From a balance sheet perspective, MVB appears more resilient. Total assets have grown to $3.22 billion, supported by a growing deposit base of $2.8 billion. Leverage remains conservative, with a low debt-to-equity ratio of 0.26. This indicates that the company is not overly burdened by debt and has a strong capital foundation. Liquidity also appears adequate, with cash and investment securities making up a healthy portion of the asset base, providing a buffer against financial stress. The bank continues to pay a consistent quarterly dividend of $0.17 per share, which might appeal to income-focused investors, but the sustainability of this could be questioned if profitability does not recover.
However, several red flags emerge from the income and cash flow statements.

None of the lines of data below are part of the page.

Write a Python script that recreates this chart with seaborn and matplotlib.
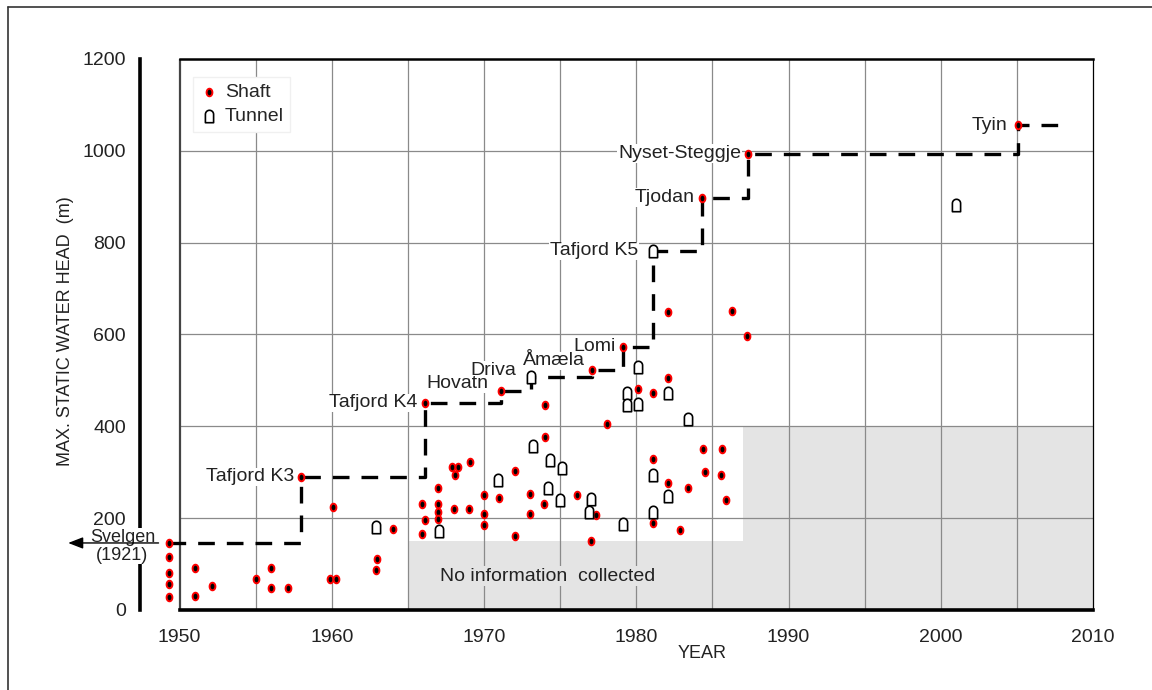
import numpy as np
import matplotlib
matplotlib.use("Agg")
import matplotlib.pyplot as plt
from matplotlib.path import Path
from matplotlib.lines import Line2D
import seaborn as sns

# === Values ===
shaft_year = [1949.3, 1949.3, 1949.3, 1949.3, 1949.3, 1951.0, 1951.0, 1952.1, 1955.0, 1956.0,
              1956.0, 1957.1, 1958.0, 1959.9, 1960.3, 1960.1, 1962.9, 1963.0, 1964.0, 1965.9,
              1965.9, 1966.1, 1966.1, 1966.95, 1967.0, 1967.0, 1967.0, 1967.9, 1968.3, 1968.1,
              1969.1, 1968.0, 1969.0, 1970.0, 1970.0, 1970.0, 1970.95, 1971.1, 1972.05, 1972.05,
              1973.0, 1973.0, 1974.0, 1974.0, 1973.95, 1976.1, 1977.35, 1977.0, 1977.1, 1978.1,
              1979.1, 1980.1, 1981.1, 1981.1, 1981.1, 1982.1, 1982.1, 1982.1, 1982.85, 1983.4,
              1984.4, 1984.5, 1985.6, 1985.55, 1985.9, 1986.3, 1987.3, 1984.3, 1987.35, 2005.1]
shaft_head = [146, 116, 80, 56, 29, 92, 31, 53, 67, 91,
              49, 49, 290, 67, 67, 224, 87, 110, 177, 230,
              165, 197, 450, 265, 230, 214, 198, 311, 311, 294,
              322, 221, 221, 250, 208, 185, 245, 477, 303, 162,
              252, 209, 446, 377, 230, 250, 207, 151, 523, 405,
              573, 481, 472, 328, 190, 505, 277, 650, 174, 265,
              351, 301, 350, 294, 240, 651, 597, 898, 994, 1056]

tunnel_year = [1962.9, 1967.05, 1970.9, 1973.1, 1973.2, 1974.35, 1975.1, 1974.2, 1975.0, 1977.0,
               1976.9, 1979.1, 1979.4, 1979.4, 1980.1, 1980.1, 1981.1, 1981.1, 1981.1, 1982.1,
               1982.1, 1983.4, 2001.0]
tunnel_head = [180, 171, 283, 508, 358, 327, 310, 266, 240, 242,
               214, 187, 473, 446, 449, 530, 295, 214, 782, 248,
               472, 417, 882]

# world record heads, stepwise
record_year = [1949.3, 1958.0, 1966.1, 1971.1, 1973.1, 1977.1, 1979.1, 1981.1, 1984.3, 1987.35, 2005.1, 2008.3]
record_head = [146, 290, 451, 477, 508, 523, 573, 782, 898, 994, 1056, 1056]
record_name = ["", "Tafjord K3", "Tafjord K4", "Hovatn", "Driva", "Åmæla", "Lomi",
               "Tafjord K5", "Tjodan", "Nyset-Steggje", "Tyin", ""]

# area with no information collected
nodata_year = [1965, 1965, 1987, 1987, 2010, 2010]
nodata_head = [0, 150, 150, 400, 400, 0]

x_ticks = [1950, 1960, 1970, 1980, 1990, 2000, 2010]
y_ticks = [0, 200, 400, 600, 800, 1000, 1200]
x_grid = [1955, 1960, 1965, 1970, 1975, 1980, 1985, 1990, 1995, 2000, 2005]
y_grid = [200, 400, 600, 800, 1000]

# === Style ===
sns.set_style("white")
plt.rcParams['font.family'] = ['Liberation Sans', 'DejaVu Sans']
TXT = "#222222"
GRAY = "#e4e4e4"

# shaft: slightly tall ellipse; tunnel: arch profile
t = np.linspace(0, 2 * np.pi, 41)
shaft_marker = Path(np.column_stack([0.38 * np.cos(t), 0.5 * np.sin(t)]), closed=True)
a = np.linspace(np.pi, 0, 21)
arch = np.vstack([[-0.33, -0.5],
                  np.column_stack([0.33 * np.cos(a), 0.17 + 0.33 * np.sin(a)]),
                  [0.33, -0.5], [-0.33, -0.5]])
tunnel_marker = Path(arch, closed=True)

fig = plt.figure(figsize=(11.52, 6.9), dpi=100)
ax = fig.add_axes([140 / 1152, 80 / 690, (1093 - 140) / 1152, (610 - 59) / 690])
ax.set_xlim(1947.4, 2010)
ax.set_ylim(0, 1200)

# gray no-data zone + grid
ax.fill(nodata_year, nodata_head, color=GRAY, lw=0, zorder=0.5)
ax.hlines(y_grid, 1950, 2010, color="#8a8a8a", lw=0.9, zorder=1)
ax.vlines(x_grid, 0, 1200, color="#8a8a8a", lw=0.9, zorder=1)
ax.vlines(1950, 0, 1200, color="#444444", lw=1.6, zorder=1.2)
ax.text(1974.2, 74, "No information  collected", ha="center", va="center", fontsize=14, color=TXT,
        bbox=dict(facecolor=GRAY, edgecolor="none", pad=1), zorder=2)

# record step line
ax.step(record_year, record_head, where="post", color="black", lw=2.4,
        dashes=(5, 3.6), zorder=3)

sns.scatterplot(x=shaft_year, y=shaft_head, ax=ax, marker=shaft_marker, s=30,
                color="black", edgecolor="red", linewidth=1.4, label="Shaft", zorder=4)
sns.scatterplot(x=tunnel_year, y=tunnel_head, ax=ax, marker=tunnel_marker, s=80,
                color="white", edgecolor="black", linewidth=1.2, label="Tunnel", zorder=4)

# record labels (earlier ones drawn on top)
raise_px = {"Hovatn": 7, "Driva": 6, "Åmæla": 9}
gap_px = {"Hovatn": 12, "Driva": 15, "Tafjord K5": 15, "Tyin": 11}
for i, (yr, hd, name) in enumerate(zip(record_year, record_head, record_name)):
    if not name:
        continue
    ax.annotate(name, (yr, hd), xytext=(-gap_px.get(name, 7) * 0.72, raise_px.get(name, 0) * 0.72),
                textcoords="offset points", ha="right", va="center", fontsize=14, color=TXT,
                bbox=dict(facecolor="white", edgecolor="none", pad=0.5), zorder=3.6 - 0.01 * i)

# Svelgen (1921) arrow to the left of the axis
ax.annotate("", xy=(1942.5, record_head[0]), xytext=(1948.8, record_head[0]),
            arrowprops=dict(arrowstyle="-|>,head_length=0.9,head_width=0.35", color="black", lw=1),
            annotation_clip=False, zorder=6)
ax.text(1946.25, record_head[0] + 3, "Svelgen", ha="center", va="baseline", fontsize=13, color=TXT,
        bbox=dict(facecolor="white", edgecolor="none", pad=0.3), clip_on=False, zorder=5)
ax.text(1946.25, record_head[0] - 8, "(1921)", ha="center", va="top", fontsize=13, color=TXT,
        bbox=dict(facecolor="white", edgecolor="none", pad=0.3), clip_on=False, zorder=5)

# axes look
for s in ["left", "bottom", "top", "right"]:
    ax.spines[s].set_color("black")
ax.spines["left"].set_linewidth(2.6)
ax.spines["bottom"].set_linewidth(2.6)
ax.spines["bottom"].set_bounds(1950, 2010)
ax.spines["top"].set_linewidth(1.8)
ax.spines["top"].set_bounds(1950, 2010)
ax.spines["right"].set_linewidth(0.9)

ax.set_xticks(x_ticks)
ax.set_yticks(y_ticks)
ax.tick_params(axis="y", direction="inout", length=8, width=2, pad=6, labelsize=14, labelcolor=TXT)
ax.tick_params(axis="x", direction="out", length=6, width=1, pad=8, labelsize=14, labelcolor=TXT)

ax.legend(loc="upper left", bbox_to_anchor=(0.045, 0.985), frameon=True, facecolor="white",
          edgecolor="#f0f0f0", framealpha=1, fontsize=14, handletextpad=0.3, borderpad=0.35,
          labelspacing=0.3, handlelength=1.0, fancybox=False)

fig.text(66 / 1152, 1 - 331 / 690, "MAX. STATIC WATER HEAD  (m)", rotation=90, ha="center",
         va="center", fontsize=13, color=TXT)
fig.text(702 / 1152, 1 - 654 / 690, "YEAR", ha="center", va="center", fontsize=13, color=TXT)

# outer frame of the original figure
fig.add_artist(Line2D([8 / 1152, 8 / 1152], [0, 1 - 7 / 690], color="#333333", lw=1.2))
fig.add_artist(Line2D([8 / 1152, 1], [1 - 7 / 690, 1 - 7 / 690], color="#333333", lw=1.2))

fig.savefig("out.png", dpi=100)
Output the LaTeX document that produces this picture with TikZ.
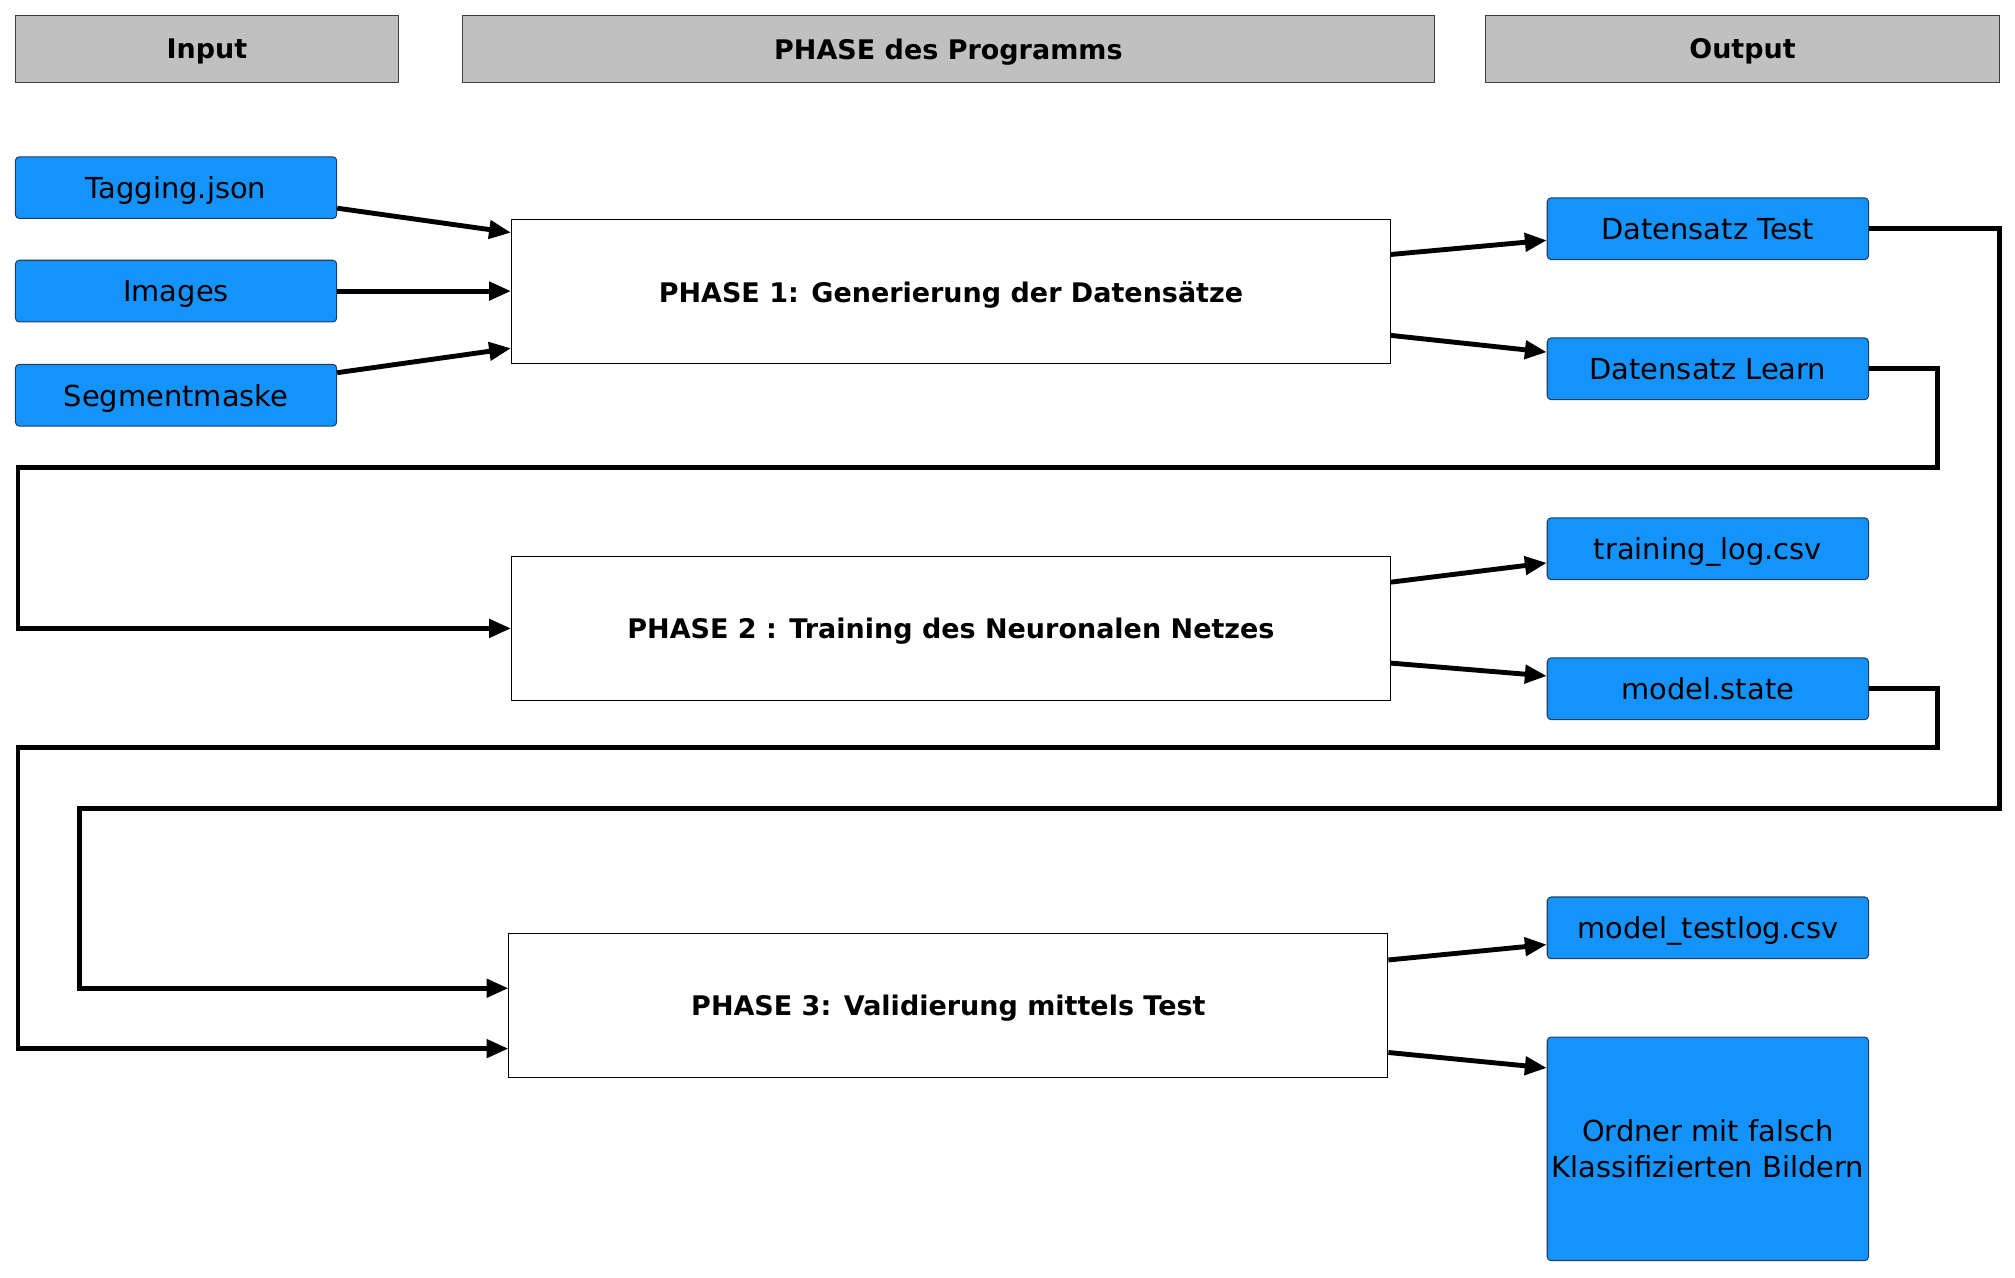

The bank's efficiency ratio, a measure of costs relative to revenue, stood at a very high 84.7% in the latest quarter, signifying that a large portion of its income is consumed by operating expenses. Furthermore, the provision for credit losses saw a tenfold increase from $0.18 million in Q1 2025 to $1.99 million in Q2 2025, signaling potential concerns about the quality of its loan portfolio. Cash flow generation has also been volatile, with negative free cash flow for the full year 2024. In summary, while MVB Financial's balance sheet provides a degree of stability, its current operational performance is weak, marked by declining revenues, poor profitability, and rising credit concerns, making its financial foundation look increasingly risky.